The Bank Secrecy Act
There are a number of federal laws designed to thwart criminal activity involving large sums of cash. Originally enacted in 1970, the Bank Secrecy Act requires financial institutions to report cash transactions exceeding $10,000 and wire transactions exceeding $3,000 to the federal government. The broker-dealer must provide information on both the transmitting party and the recipient of the funds.

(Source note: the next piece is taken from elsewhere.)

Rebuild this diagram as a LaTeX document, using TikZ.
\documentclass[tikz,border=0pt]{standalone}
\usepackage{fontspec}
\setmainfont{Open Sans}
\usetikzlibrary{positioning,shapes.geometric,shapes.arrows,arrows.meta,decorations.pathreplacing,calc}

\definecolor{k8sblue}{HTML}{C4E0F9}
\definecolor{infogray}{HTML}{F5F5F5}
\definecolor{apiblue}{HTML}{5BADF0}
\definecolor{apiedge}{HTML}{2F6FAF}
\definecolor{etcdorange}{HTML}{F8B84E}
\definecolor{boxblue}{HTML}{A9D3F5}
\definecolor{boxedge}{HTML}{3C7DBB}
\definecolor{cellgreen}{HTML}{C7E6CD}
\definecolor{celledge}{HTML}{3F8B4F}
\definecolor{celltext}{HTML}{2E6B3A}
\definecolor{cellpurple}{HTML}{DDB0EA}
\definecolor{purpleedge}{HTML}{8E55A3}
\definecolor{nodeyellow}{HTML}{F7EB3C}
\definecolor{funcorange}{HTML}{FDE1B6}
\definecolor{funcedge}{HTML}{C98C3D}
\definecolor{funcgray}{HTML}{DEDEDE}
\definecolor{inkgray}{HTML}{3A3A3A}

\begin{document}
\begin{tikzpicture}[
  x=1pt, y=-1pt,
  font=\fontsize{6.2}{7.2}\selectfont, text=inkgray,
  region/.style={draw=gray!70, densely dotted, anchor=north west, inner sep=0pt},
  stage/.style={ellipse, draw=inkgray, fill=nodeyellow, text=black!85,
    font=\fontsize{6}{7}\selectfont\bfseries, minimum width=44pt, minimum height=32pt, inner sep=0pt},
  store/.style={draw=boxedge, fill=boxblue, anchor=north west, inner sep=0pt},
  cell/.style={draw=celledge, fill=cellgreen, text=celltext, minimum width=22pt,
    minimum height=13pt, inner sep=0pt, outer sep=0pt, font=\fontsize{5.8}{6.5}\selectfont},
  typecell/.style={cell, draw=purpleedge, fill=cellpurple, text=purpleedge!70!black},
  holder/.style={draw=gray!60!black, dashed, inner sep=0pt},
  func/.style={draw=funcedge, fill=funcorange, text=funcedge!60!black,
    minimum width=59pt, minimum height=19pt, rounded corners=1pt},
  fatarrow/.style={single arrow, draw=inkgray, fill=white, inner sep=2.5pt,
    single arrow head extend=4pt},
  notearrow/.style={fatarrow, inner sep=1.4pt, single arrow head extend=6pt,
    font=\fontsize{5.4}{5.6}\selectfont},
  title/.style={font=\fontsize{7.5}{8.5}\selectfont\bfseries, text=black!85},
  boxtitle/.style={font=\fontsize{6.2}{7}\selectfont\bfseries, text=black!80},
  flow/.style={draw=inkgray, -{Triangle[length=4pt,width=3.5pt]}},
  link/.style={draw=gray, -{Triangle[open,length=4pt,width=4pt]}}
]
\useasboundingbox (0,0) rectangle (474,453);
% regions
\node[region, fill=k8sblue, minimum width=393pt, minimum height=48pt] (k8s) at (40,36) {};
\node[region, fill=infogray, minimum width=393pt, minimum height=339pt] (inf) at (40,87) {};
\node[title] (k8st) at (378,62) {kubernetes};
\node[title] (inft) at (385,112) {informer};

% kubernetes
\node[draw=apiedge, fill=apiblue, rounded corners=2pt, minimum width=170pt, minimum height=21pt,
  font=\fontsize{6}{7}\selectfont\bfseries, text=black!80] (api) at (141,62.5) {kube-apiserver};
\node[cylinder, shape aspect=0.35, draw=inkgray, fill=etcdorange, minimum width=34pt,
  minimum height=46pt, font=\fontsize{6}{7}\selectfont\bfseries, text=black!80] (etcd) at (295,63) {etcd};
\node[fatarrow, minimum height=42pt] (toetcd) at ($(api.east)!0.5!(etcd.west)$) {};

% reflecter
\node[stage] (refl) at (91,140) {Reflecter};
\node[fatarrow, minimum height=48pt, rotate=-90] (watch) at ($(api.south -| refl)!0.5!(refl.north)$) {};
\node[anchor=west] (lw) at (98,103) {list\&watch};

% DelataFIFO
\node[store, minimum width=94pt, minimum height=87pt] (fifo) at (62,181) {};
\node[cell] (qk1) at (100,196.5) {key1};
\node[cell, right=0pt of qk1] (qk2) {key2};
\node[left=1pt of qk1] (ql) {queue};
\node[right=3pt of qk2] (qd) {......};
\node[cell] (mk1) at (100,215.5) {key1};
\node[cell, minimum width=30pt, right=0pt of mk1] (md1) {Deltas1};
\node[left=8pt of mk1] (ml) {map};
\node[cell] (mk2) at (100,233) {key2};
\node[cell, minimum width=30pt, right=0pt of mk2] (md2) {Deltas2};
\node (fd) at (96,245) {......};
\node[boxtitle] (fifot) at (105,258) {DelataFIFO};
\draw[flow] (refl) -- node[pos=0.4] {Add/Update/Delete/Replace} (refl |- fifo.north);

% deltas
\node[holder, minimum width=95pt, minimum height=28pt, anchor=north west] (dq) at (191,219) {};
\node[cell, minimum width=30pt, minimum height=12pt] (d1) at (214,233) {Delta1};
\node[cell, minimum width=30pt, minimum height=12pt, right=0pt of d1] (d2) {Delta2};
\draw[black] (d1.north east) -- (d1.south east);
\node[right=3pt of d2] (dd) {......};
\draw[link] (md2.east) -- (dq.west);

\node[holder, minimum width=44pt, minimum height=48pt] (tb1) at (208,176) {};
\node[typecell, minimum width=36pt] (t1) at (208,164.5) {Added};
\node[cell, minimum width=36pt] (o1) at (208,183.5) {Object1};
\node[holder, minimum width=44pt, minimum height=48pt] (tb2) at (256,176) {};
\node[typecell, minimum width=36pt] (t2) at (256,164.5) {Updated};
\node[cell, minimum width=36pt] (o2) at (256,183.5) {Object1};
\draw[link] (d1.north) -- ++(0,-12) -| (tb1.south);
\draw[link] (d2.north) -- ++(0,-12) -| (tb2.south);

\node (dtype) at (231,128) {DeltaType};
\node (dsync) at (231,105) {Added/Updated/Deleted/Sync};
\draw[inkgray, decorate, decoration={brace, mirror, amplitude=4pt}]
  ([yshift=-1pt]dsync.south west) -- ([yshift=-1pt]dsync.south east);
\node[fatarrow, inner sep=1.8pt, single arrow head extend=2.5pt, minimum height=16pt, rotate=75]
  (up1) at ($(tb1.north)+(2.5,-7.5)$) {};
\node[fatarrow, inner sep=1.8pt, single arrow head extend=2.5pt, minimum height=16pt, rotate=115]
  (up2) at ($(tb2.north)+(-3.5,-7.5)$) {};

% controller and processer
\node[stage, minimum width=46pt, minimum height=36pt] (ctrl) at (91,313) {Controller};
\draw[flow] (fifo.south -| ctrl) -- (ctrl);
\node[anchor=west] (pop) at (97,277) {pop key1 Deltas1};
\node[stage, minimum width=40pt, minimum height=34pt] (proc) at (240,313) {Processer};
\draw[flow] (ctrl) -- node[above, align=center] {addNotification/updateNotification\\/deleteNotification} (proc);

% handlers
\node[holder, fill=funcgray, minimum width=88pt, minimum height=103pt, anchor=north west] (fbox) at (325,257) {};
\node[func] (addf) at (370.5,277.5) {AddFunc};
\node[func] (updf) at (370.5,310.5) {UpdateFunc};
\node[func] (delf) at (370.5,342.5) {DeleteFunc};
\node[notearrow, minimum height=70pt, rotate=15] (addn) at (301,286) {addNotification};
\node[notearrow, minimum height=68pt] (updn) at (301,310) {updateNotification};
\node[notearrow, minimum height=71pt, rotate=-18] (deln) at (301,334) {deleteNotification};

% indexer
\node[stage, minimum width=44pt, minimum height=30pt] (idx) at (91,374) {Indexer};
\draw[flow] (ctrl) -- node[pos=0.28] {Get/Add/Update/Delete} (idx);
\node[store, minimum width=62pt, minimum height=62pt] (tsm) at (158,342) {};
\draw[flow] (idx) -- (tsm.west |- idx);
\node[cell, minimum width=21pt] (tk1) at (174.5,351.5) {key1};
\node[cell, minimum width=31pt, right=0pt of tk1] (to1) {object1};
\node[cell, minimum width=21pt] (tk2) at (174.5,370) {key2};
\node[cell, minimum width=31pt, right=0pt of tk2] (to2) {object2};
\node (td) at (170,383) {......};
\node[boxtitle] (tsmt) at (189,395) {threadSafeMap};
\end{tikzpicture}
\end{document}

The act was passed in order to facilitate the following activities:
- Make it more difficult for criminals to use foreign bank accounts and otherwise launder money
- Create a written record of large currency transactions
- Detect and investigate more criminal activities
- Enforce compliance from financial institutions for such reporting by imposing civil and criminal penalties for failure to report such transactions
The Patriot Act
The Patriot Act, passed after 9/11, was designed to further control cash and other transactions that could be related to terrorism. For example, broker-dealers must report SARs (Suspicious Activity Reports) for any transaction that involves at least $5,000 in funds or securities if the broker/dealer knows or suspects that it falls within one of these four classes:
- The transaction involves funds derived from illegal activity
- The transaction is structured to evade the Bank Secrecy Act requirements
- The transaction appears to serve no lawful purpose and is not the type of transaction in which the particular customer would be expected to engage
- The transaction involves the use of the broker-dealer to facilitate criminal activity
The Patriot Act also requires broker-dealers to institute a Customer Identification Program. Such a program spells out the types of identification that different types of customers must provide in order to open an account. NASD (now known as FINRA) Rule 3011 requires all member firms to create a written anti-money laundering program designed to reasonably achieve and monitor compliance with the act. Such a program must be approved in writing by a member of the senior management.
In addition, NASD (FINRA) Rule 3011 requires the program to provide for independent testing for compliance every calendar year, or every two calendar years if the member does not execute transactions for customers, hold customer accounts, or act as a broker for customer accounts.
The terms "Bank Secrecy Act" and "Patriot Act" are used interchangeably because they are both concerned with money-laundering activities.